Court's Reasoning on Tortious Interference
The court further assessed Gallagher's claim of tortious interference with contract, considering whether Gallagher had adequately pled the necessary elements of such a claim under New York law. The court determined that Gallagher met the requirements by alleging that Hagedorn had a valid contract with Woodgate, which Gallagher assumed upon acquiring Hagedorn's assets. The court noted that Bernato was aware of this contract and intentionally interfered with it, leading to a breach by Woodgate. The court concluded that these allegations sufficiently established a claim for tortious interference, allowing Gallagher's second counterclaim to move forward. This reasoning underscored the court's emphasis on the factual sufficiency of claims rather than merely legal conclusions, affirming the need for clear allegations to support a tortious interference claim.
Conclusion of the Court's Reasoning
Ultimately, the court's reasoning demonstrated a careful analysis of both parties' claims and counterclaims within the framework of New York law. It underscored the principle that an asset purchaser typically does not inherit liabilities unless explicitly assumed, which was pivotal in determining Gallagher's non-liability for Bernato's claims. The court also highlighted the procedural limitations regarding the evaluation of the Release and emphasized the necessity of factual development through discovery to resolve disputes over its authenticity.

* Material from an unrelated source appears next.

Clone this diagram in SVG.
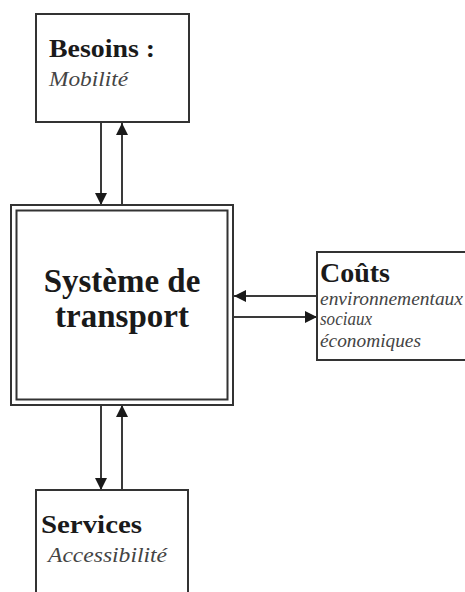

Gallagher's counterclaims were allowed to proceed based on sufficient allegations of breach of contract and tortious interference, illustrating the court's commitment to ensuring that claims were adequately supported by facts. The outcome of this reasoning resulted in the dismissal of Bernato's claims against Gallagher while allowing Gallagher's counterclaims to remain viable for further proceedings.